Watching Eurovision last week reminded me of something I think we're all going to have to get used to - the contrariness of crowds; the fact that large groups of people, hidden behind the safety of numbers sometimes like nothing more than just to fuck everything up, because it's funny.
Of course the Serbian victory wasn't just about that, it was partly regional solidarity, it was partly that different cultures like different music (which we need to learn to accept) but it was at least partly sticking two fingers up to Old Europe and it's notions of acceptable taste. (In the context of Eurovision, which is admittedly a strange place to be talking about taste.)
I think my favourite instance of this was when David Bowie decided he'd perform his greatest hits on his Sound + Vision tour and he'd get people to phone in and vote for what they wanted him to play. The NME started a campaign to get everyone to vote for novelty Bowie song The Laughing Gnome which was so successful they ended up scrapping the voting.
A more recent incidence was the campaign to keep Sanjaya on American Idol. The individual mischievous feelings that we all sometimes get, just wanting to do something contrary and awkward and funny are magnified by these mass interactivity events, especially if something like votefortheworst catalyzes it. It's not quite the same as that activist impulse to subvert some UGC thing, it's more like the dumb, fantastic joy of chanting at the referee. It's about the mischief of the herd. Low effort, high fun.
I wonder if these kind of mass rejections of accepted taste have something in common with the rebellious celebrations Barbara Ehrenreich talks about in Dancing In The Streets.
... and people declare themselves Jedi Knights in the Census. Same thing, really.
Posted by: Andrew Walkingshaw | May 14, 2007 at 08:48 PM
I think in most of the cases you cited there is an element not so much about rebellion against taste but about refusing to be dictated to.
Posted by: John Dodds | May 14, 2007 at 10:08 PM
Bounded permission to transgress is a really interesting idea. I haven't read Ehrenreich's book yet but from what I've heard on the radio it sounds like its picking up the idea of carnival as a necessary balancing part of life. Similar, I think, to its use in critiques of everyday life from people like Bahktin and Lefevbre?
Possibly also similar to the "lords of misrule" idea which crops up in quite a few places including MASH.
TV is hardly elitist and dominating anymore, though. I wonder whether the most interesting thing is that they've chosen a rebellion that is of absolutely no consequence at all.
Posted by: james | May 15, 2007 at 08:56 AM
Bounded permission to transgress is a really interesting idea. I haven't read Ehrenreich's book yet but from what I've heard on the radio it sounds like its picking up the idea of carnival as a necessary balancing part of life. Similar, I think, to its use in critiques of everyday life from people like Bahktin and Lefevbre?

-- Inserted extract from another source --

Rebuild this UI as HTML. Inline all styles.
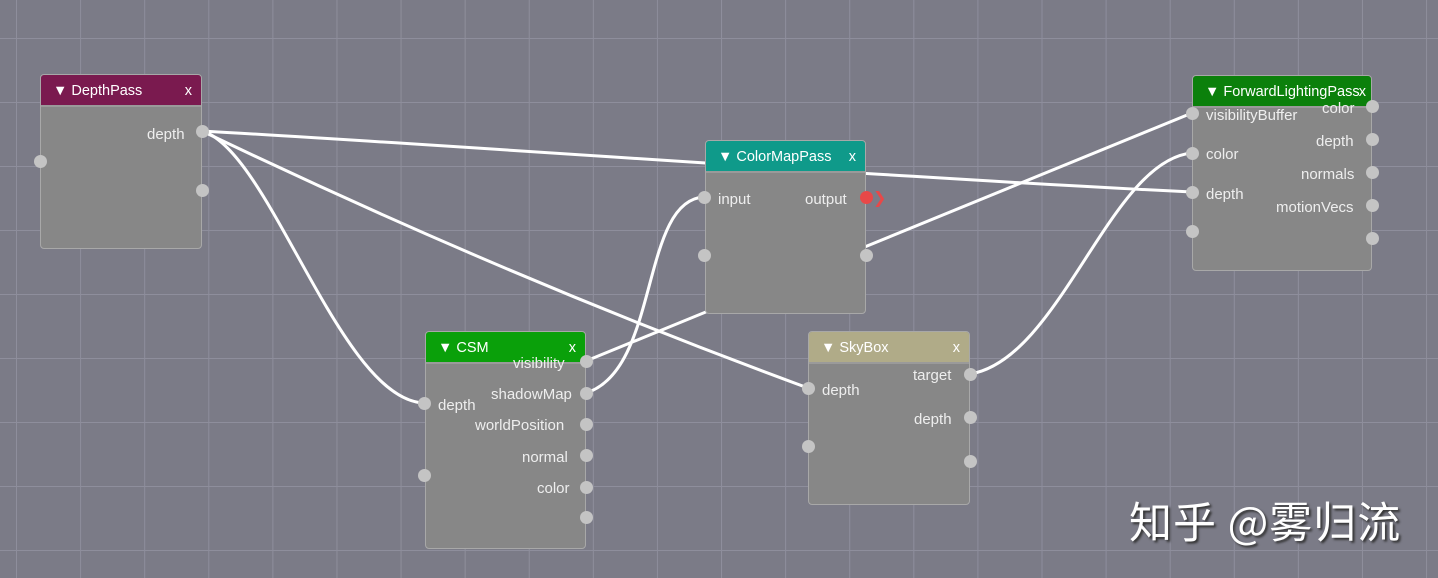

Possibly also similar to the "lords of misrule" idea which crops up in quite a few places including MASH.
TV is hardly elitist and dominating anymore, though. I wonder whether the most interesting thing is that they've chosen a rebellion that is of absolutely no consequence at all.
Posted by: james | May 15, 2007 at 08:57 AM
I reckon the phenomenon you have spotted is very real, and growing. Another good example was the startling rise of the Jedi religion in the 2001 census.
For a long while now, I've suspected that the effect is manifesting itself clearly in opinion polls: when asked a question the modern responder thinks not "What's my opinion on this?" but "What headline would I like tosee tomorrow's newspaper" and answers accordingly...
Posted by: botogol | May 15, 2007 at 01:37 PM
I thought the Serbian lot deserved to win. It was very clever in a music biz sort of way; a boy band song/arrangement sung by a bunch of girls. Personally i preferred several other entries, but I'm not sure they were better, just musically more my taste. Isnt it possile that the wisdom of crowds won here? :J
Posted by: John Grant | May 16, 2007 at 01:47 AM
Eurovision is still going on?! No way.
Posted by: olivier Blanchard | May 22, 2007 at 06:39 PM
BBC World Service Poll, voted 'A Nation Once Again' (Irish Republican Song) Best Song in the World. brilliant.